§ **Challenge**:
List every line in this data where the string "that" occurs.

§ **Input**:
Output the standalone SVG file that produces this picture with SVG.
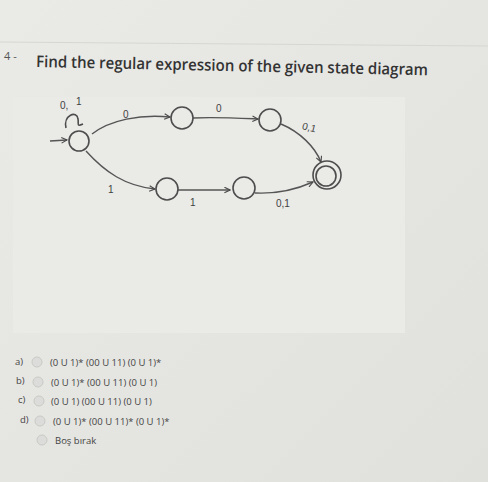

--

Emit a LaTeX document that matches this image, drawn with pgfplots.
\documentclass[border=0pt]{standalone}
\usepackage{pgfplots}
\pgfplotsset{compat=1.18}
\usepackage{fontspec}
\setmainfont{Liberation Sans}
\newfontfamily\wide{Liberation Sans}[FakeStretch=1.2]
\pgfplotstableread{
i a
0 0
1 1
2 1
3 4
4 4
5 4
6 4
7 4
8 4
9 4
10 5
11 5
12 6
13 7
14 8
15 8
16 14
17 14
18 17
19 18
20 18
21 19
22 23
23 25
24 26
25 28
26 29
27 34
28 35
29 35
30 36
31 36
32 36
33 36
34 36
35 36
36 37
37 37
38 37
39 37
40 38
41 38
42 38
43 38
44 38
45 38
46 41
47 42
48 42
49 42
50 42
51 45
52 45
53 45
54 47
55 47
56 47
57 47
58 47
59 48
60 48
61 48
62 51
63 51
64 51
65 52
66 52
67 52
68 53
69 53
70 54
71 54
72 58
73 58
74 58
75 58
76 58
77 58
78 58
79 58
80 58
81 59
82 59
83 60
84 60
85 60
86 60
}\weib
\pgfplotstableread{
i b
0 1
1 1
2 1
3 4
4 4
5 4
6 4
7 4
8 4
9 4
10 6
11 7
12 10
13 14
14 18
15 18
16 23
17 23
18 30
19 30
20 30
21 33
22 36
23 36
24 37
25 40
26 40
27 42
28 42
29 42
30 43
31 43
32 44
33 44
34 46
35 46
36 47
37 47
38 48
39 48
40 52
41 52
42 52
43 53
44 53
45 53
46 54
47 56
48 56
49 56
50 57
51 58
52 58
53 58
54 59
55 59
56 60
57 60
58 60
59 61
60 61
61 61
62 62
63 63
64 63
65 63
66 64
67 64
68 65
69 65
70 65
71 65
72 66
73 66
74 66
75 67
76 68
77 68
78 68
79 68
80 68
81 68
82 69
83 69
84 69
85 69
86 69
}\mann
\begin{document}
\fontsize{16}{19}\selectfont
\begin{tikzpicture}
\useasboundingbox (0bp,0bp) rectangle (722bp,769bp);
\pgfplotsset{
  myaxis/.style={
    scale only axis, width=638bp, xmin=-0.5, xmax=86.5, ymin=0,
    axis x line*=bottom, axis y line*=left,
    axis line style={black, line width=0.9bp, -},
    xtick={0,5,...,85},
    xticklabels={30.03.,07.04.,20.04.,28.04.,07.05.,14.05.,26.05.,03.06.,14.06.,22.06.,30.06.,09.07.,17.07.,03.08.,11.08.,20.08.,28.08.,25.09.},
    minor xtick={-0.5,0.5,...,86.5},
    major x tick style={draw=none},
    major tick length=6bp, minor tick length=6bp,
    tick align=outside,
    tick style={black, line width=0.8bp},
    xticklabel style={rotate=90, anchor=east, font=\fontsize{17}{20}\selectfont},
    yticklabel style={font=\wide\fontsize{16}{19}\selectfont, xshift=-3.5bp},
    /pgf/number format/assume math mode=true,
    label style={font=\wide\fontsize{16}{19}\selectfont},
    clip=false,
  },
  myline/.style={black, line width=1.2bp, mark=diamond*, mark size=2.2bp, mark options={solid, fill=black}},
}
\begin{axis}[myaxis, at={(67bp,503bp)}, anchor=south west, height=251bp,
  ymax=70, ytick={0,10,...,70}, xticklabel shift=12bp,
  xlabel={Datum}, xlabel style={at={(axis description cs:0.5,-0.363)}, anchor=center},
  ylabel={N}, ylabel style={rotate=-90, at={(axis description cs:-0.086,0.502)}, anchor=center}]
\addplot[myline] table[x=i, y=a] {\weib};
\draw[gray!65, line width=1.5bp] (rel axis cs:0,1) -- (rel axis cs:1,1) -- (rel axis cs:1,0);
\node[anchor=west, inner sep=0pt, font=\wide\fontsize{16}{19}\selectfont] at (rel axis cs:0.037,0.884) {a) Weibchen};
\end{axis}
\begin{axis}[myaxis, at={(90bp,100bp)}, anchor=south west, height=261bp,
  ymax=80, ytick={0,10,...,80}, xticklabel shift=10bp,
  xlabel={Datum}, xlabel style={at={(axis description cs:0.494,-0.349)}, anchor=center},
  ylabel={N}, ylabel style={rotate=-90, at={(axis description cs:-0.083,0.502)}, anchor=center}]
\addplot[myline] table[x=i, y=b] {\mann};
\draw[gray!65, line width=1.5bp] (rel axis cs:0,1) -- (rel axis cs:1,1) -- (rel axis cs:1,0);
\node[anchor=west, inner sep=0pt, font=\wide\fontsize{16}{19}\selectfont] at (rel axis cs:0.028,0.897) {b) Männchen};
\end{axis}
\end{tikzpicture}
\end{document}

§ **Result for this exercise**:
Output the standalone SVG file that produces this picture with SVG.
Emit a LaTeX document that matches this image, drawn with pgfplots.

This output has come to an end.